Years later, just over two years ago, the October, 2017 Tubbs fire in Santa Rosa, California, 12 miles from my former home in Sebastopol, Sonoma County, destroyed more than 5,600 structures - mostly homes and businesses. After six years of living in Panama as a retired expatriate, I had returned to Sonoma County six months earlier to retrieve the last of my possessions and take them back to Panama. The friend's house - and the garage where my books and photos had been stored for several years - burned to the ground in the Tubbs fire.
I understand wildfires quite well, and my interest in the subject was part of the motivation for returning to college to study ecology and conservation and graduating with a bachelor's degree from the University of California, Berkeley, in 1976.
The study of fire-maintained ecosystems like Australia and California was an integral part of an upper-division course I took at Berkeley while pursuing a B.S. degree in Conservation of Natural Resources. Much of the course's material was based on the work of then Professor Emeritus Harold Biswell, a pioneer of ecology-oriented wildfire science, and was taught by one of his colleagues. The very ecosystems in some regions of Australia, California and elsewhere around the world have evolved to thrive with periodic burning.

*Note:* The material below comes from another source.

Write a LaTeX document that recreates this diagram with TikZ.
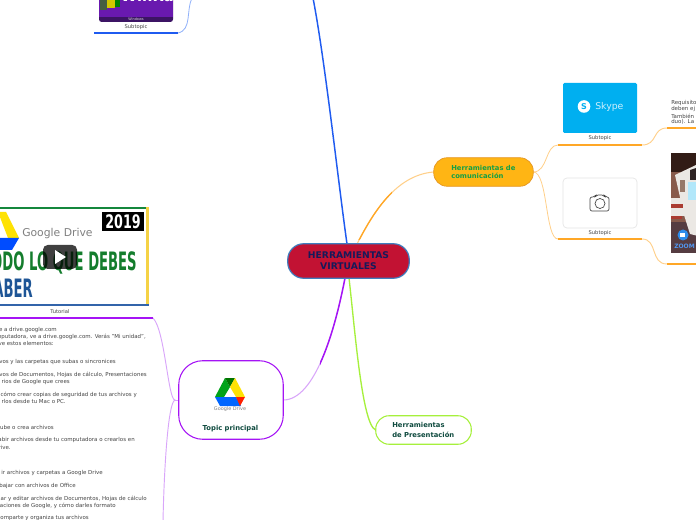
\documentclass[tikz,border=0pt]{standalone}
\usepackage{graphicx}
\usepackage{fontspec}
\setmainfont{DejaVu Sans}
\definecolor{purp}{HTML}{A514F5}
\definecolor{purl}{HTML}{D9A6FA}
\definecolor{orng}{HTML}{FFA726}
\definecolor{orgl}{HTML}{FFD08A}
\definecolor{blu}{HTML}{1F5BF0}
\definecolor{blul}{HTML}{8FB0FA}
\definecolor{grn}{HTML}{A6F03C}
\definecolor{darkt}{HTML}{0E4A3E}
\definecolor{gtxt}{HTML}{444444}
\definecolor{skype}{HTML}{00AFF0}
\definecolor{cfill}{RGB}{194,18,51}
\definecolor{cdraw}{RGB}{62,125,190}
\definecolor{ctxt}{RGB}{22,26,90}
\definecolor{ofill}{RGB}{255,181,20}
\definecolor{otxt}{RGB}{20,160,70}
\definecolor{wdark}{RGB}{60,20,100}
\definecolor{wmid}{RGB}{105,25,175}
\definecolor{wbook}{RGB}{70,95,65}
\definecolor{ygreen}{RGB}{20,135,60}
\definecolor{yyel}{RGB}{245,210,70}
\definecolor{yblue}{RGB}{50,100,170}
\definecolor{ytg}{RGB}{20,125,45}
\definecolor{ytb}{RGB}{30,85,150}
\definecolor{ph0}{RGB}{50,28,22}
\definecolor{ph1}{RGB}{135,90,75}
\definecolor{ph2}{RGB}{235,232,228}
\definecolor{ph4}{RGB}{150,120,105}
\definecolor{ph5}{RGB}{45,35,35}
\definecolor{ph6}{RGB}{170,60,50}
\definecolor{ph7}{RGB}{45,140,235}
\definecolor{ph8}{RGB}{80,150,240}
\definecolor{ph9}{RGB}{85,60,65}
\tikzset{
 x=0.75pt,y=-0.75pt,
 small/.style={font=\fontsize{4.1pt}{4.6pt}\selectfont,text=gtxt,inner sep=0pt},
 endr/.style={small,anchor=east},
 startl/.style={small,anchor=west},
 captxt/.style={small,anchor=center,font=\fontsize{3.9pt}{4.6pt}\selectfont},
 link/.style={line cap=round,line width=0.6pt},
 bigthumb/.style={font=\bfseries\fontsize{19pt}{20pt}\selectfont,inner sep=0pt,anchor=east},
}
\begin{document}
\begin{tikzpicture}
\useasboundingbox (0,0) rectangle (696,520);
\clip (0,0) rectangle (696,520);
\fill[white] (0,0) rectangle (696,520);
% named anchors
\coordinate (bt) at (313,-2);
\coordinate (wl) at (94,33);
\coordinate (wm) at (178,33);
\coordinate (ctop) at (192,-2);
\coordinate (tl) at (-2,318);
\coordinate (tm) at (153,318);
\coordinate (fork) at (175,400);
\coordinate (fe) at (163,522);
\coordinate (ol) at (558,145);
\coordinate (om) at (642,145);
\coordinate (oe) at (698,128);
\coordinate (oc) at (667,128);
\coordinate (pl) at (558,239);
\coordinate (pm) at (642,239);
\coordinate (pc) at (667,264);
\coordinate (pe) at (698,264);
\coordinate (ct) at (357,244);
\coordinate (cb) at (345,278);
% main nodes
\node[minimum width=90.75pt,minimum height=25.5pt,inner sep=0pt] (central) at (348.5,261) {};
\node[minimum width=74.25pt,minimum height=21pt,inner sep=0pt] (comm) at (483.5,172) {};
\node[minimum width=71.25pt,minimum height=21pt,inner sep=0pt] (pres) at (423.5,430) {};
\node[minimum width=78pt,minimum height=58.5pt,inner sep=0pt] (topic) at (231,400) {};
% connectors
\draw[blu,line width=1.1pt] (347,244) .. controls (338,180) and (325,60) .. (bt);
\draw[orgl,line width=.8pt] (ct) .. controls (372,215) and (395,175) .. (comm.west);
\begin{scope}
\clip (340,240) rectangle (392,190);
\draw[orng,line width=1pt] (ct) .. controls (372,215) and (395,175) .. (comm.west);
\end{scope}
\draw[grn,line width=1pt] (349,278) .. controls (355,330) and (362,425) .. (pres.west);
\draw[purl,line width=.8pt] (cb) .. controls (335,330) and (315,400) .. (topic.east);
\begin{scope}
\clip (320,275) rectangle (350,370);
\draw[purp,line width=1.1pt] (cb) .. controls (335,330) and (315,400) .. (topic.east);
\end{scope}
\draw[purl,link] (topic.west) -- (fork);
\draw[purl,link,line width=.7pt] (fork) .. controls (168,400) and (165,330) .. (tm);
\draw[purl,link,line width=.7pt] (fork) .. controls (168,402) and (164,470) .. (fe);
\draw[purp,line width=1.3pt] (tl) -- (tm);
\draw[blul,link] (wm) .. controls (192,30) and (186,10) .. (ctop);
\draw[blu,line width=.8pt] (wl) -- (wm);
\draw[orgl,link] (comm.east) .. controls (548,172) and (545,145) .. (ol);
\draw[orgl,link] (comm.east) .. controls (548,172) and (545,239) .. (pl);
\draw[orng,line width=1.2pt] (ol) -- (om);
\draw[orng,line width=1.2pt] (pl) -- (pm);
\draw[orgl,line width=.7pt] (om) .. controls (658,145) and (652,128) .. (oc);
\draw[orgl,line width=.7pt] (pm) .. controls (658,239) and (650,264) .. (pc);
\draw[orng,line width=1.2pt] (oc) -- (oe);
\draw[orng,line width=1.2pt] (pc) -- (pe);
% central
\draw[fill=cfill,draw=cdraw,line width=.9pt,rounded corners=12pt] (central.south west) rectangle (central.north east);
\node[align=center,font=\bfseries\fontsize{6.9pt}{8.3pt}\selectfont,text=ctxt] (ctext) at (central.center) {HERRAMIENTAS\\VIRTUALES};
% comm
\draw[fill=ofill,draw=orng!90!black,line width=.5pt,rounded corners=10pt] (comm.south west) rectangle (comm.north east);
\node[align=left,anchor=west,font=\bfseries\fontsize{5.1pt}{6.2pt}\selectfont,text=otxt,inner sep=0pt] (commt) at (451,172) {Herramientas de\\comunicación};
% pres
\draw[fill=white,draw=grn,line width=.8pt,rounded corners=10pt] (pres.south west) rectangle (pres.north east);
\node[align=left,anchor=west,font=\bfseries\fontsize{5.1pt}{6.9pt}\selectfont,text=darkt,inner sep=0pt] (prest) at (392,430) {Herramientas\\de Presentación};
% topic
\draw[fill=white,draw=purp,line width=.8pt,rounded corners=18pt] (topic.south west) rectangle (topic.north east);
\fill[green!60!black!90!cyan] (225,378) -- (230,387) -- (224,397) -- (215,397) -- cycle;
\fill[green!45!black] (225,378) -- (235,378) -- (230,387) -- cycle;
\fill[yellow!85!orange] (235,378) -- (245,397) -- (236,397) -- (230,387) -- cycle;
\fill[blue!60!cyan] (215,397) -- (236,397) -- (241,406) -- (220,406) -- cycle;
\fill[red!75!orange] (236,397) -- (245,397) -- (240,406) -- cycle;
\node[font=\fontsize{3.7pt}{4pt}\selectfont,text=gray,inner sep=0pt] (gdl) at (230,409) {Google Drive};
\node[font=\bfseries\fontsize{5.1pt}{6pt}\selectfont,text=darkt,inner sep=0pt] (topict) at (230.5,429) {Topic principal};
% winrar image
\fill[rounded corners=2pt,fill=wdark] (99,-6) rectangle (173,22);
\fill[wmid] (99,-2) rectangle (173,17);
\fill[wbook] (100,0) rectangle (107,10);
\fill[yellow!60!olive] (107,0) rectangle (115,8);
\fill[green!50!black] (115,0) rectangle (120,7);
\node[font=\bfseries\fontsize{11pt}{11pt}\selectfont,text=white,inner sep=0pt,anchor=base] (wint) at (151,2) {WinRar};
\node[font=\fontsize{2.6pt}{3pt}\selectfont,text=white!85!black,inner sep=0pt] (wins) at (136,19) {Windows};
\node[captxt] (c1) at (136,27) {Subtopic};
% youtube thumb
\fill[white] (-2,207) rectangle (148,306);
\fill[ygreen] (-2,207) rectangle (147,209);
\fill[yyel] (146,207) rectangle (149,306);
\fill[yblue] (-2,304.5) rectangle (149,306.5);
\fill[yellow!85!orange] (-2,212) -- (6,212) -- (19,238) -- (8,238) -- cycle;
\fill[blue!70!cyan] (-2,238) -- (19,238) -- (12,250) -- (-2,250) -- cycle;
\fill[black] (102,212) rectangle (144,231);
\node[inner sep=0pt,text=white,font=\bfseries\fontsize{14pt}{14pt}\selectfont] (y19) at (123,222) {\scalebox{.68}[1]{2019}};
\node[font=\fontsize{8.1pt}{9pt}\selectfont,text=gray,inner sep=0pt,anchor=west] (ygd) at (22,234) {Google Drive};
\node[bigthumb,text=ytg] (yt1) at (137,262.5) {\scalebox{.52}[1]{ODO LO QUE DEBES}};
\node[bigthumb,text=ytb] (yt2) at (33,288) {\scalebox{.52}[1]{ABER}};
\fill[black,opacity=.75,rounded corners=3.5pt] (43,245) rectangle (77,269);
\fill[white] (55,250) -- (55,264) -- (66,257) -- cycle;
\node[captxt] (tt) at (60,312) {Tutorial};
% left text
\node[endr] (l1) at (57,330) {e a drive.google.com};
\node[endr] (l2) at (146,336.5) {mputadora, ve a drive.google.com. Verás "Mi unidad",};
\node[endr] (l3) at (54,343) {ve estos elementos:};
\node[endr] (l4) at (116,362) {vos y las carpetas que subas o sincronices};
\node[endr] (l5) at (147,375) {vos de Documentos, Hojas de cálculo, Presentaciones};
\node[endr] (l6) at (70,382) {rios de Google que crees};
\node[endr] (l7) at (137,395) {cómo crear copias de seguridad de tus archivos y};
\node[endr] (l8) at (66,401.5) {rlos desde tu Mac o PC.};
\node[endr] (l9) at (54,427) {ube o crea archivos};
\node[endr] (l10) at (135,440) {abir archivos desde tu computadora o crearlos en};
\node[endr] (l11) at (11,447) {rive.};
\node[endr] (l12) at (103,473) {ir archivos y carpetas a Google Drive};
\node[endr] (l13) at (76,486) {bajar con archivos de Office};
\node[endr] (l14) at (147,499) {ar y editar archivos de Documentos, Hojas de cálculo};
\node[endr] (l15) at (116,505.5) {aciones de Google, y cómo darles formato};
\node[endr] (l16) at (89,518) {comparte y organiza tus archivos};
% skype
\fill[skype,rounded corners=1pt] (563,83) rectangle (637,133);
\fill[white] (584,106.5) circle (6.3);
\node[font=\bfseries\fontsize{6pt}{6pt}\selectfont,text=skype,inner sep=0pt] (sks) at (584,106.5) {S};
\node[font=\fontsize{7pt}{8pt}\selectfont,text=white!80!skype,inner sep=0pt,anchor=west] (skt) at (595,107) {Skype};
\node[captxt] (c2) at (600,138) {Subtopic};
% camera
\draw[draw=black!10,fill=white,line width=.5pt,rounded corners=3pt] (563,178) rectangle (637,228);
\draw[gtxt,line width=.5pt,rounded corners=1.5pt] (590,197) -- (595,197) -- (596,195) -- (604,195) -- (605,197) -- (609,197) -- (609,211) -- (590,211) -- cycle;
\draw[gtxt,line width=.5pt] (600,203.5) circle (5);
\node[captxt] (c3) at (600,233) {Subtopic};
% right text
\node[startl] (r1) at (671,103) {Requisito};
\node[startl] (r2) at (671,109) {deben ej};
\node[startl] (r3) at (671,116) {También};
\node[startl] (r4) at (671,122) {duo). La};
% photo
\fill[ph0] (671,153) rectangle (698,253);
\fill[ph1] (671,172) rectangle (698,222);
\fill[ph9] (671,222) rectangle (698,253);
\fill[ph2] (675,175) -- (696,165) -- (698,165) -- (698,236) -- (690,234) -- (684,215) -- cycle;
\fill[ph4] (680,180) rectangle (685,192);
\fill[ph5] (690,170) -- (696,168) -- (696,180) -- (690,180) -- cycle;
\fill[skype!30!white] (688,182) rectangle (696,200);
\fill[ph2] (671,198) rectangle (683,204);
\fill[ph6] (671,204) rectangle (683,208);
\fill[ph2] (671,208) rectangle (686,216);
\fill[ph6] (671,216) rectangle (682,219);
\fill[ph7] (683,235) circle (5.5);
\fill[white] (680,233) rectangle (684.5,237);
\node[font=\bfseries\fontsize{4.5pt}{5pt}\selectfont,text=ph8,inner sep=0pt,anchor=west] (zm) at (674,246) {ZOOM};
\end{tikzpicture}
\end{document}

One of the subjects we studied in that ecology course, and also in another course entitled "The Sociology of Natural Resources," was "human to nature relationships" which is closely associated with "environmental ethics". A specific study that we examined was the relationship - and reactions to - bush fires in Australia. We humans have a strong ability to recover from such disasters, and then go back and rebuild as if the fire was not a naturally recurring phenomenon. And the same disaster would repeat twenty or thirty years later.
Unfortunately, the suppression of wildfires often leads to bigger and more destructive wildfires, but just like regulations for automobiles and their emissions, humans resist restrictions on their "freedom" and desires to build and live how and wherever they desire. With the current trend of climate change around the world, including more extreme weather (hotter, colder, wetter, dryer), wildfires in many places are becoming more and more destructive and/or frequent, and in many places, the ecosystems are not returning to their former composition. (The dry pinyon pine forests of the southwest USA as well as other types of forests in the western U.S. are good examples of that trend.)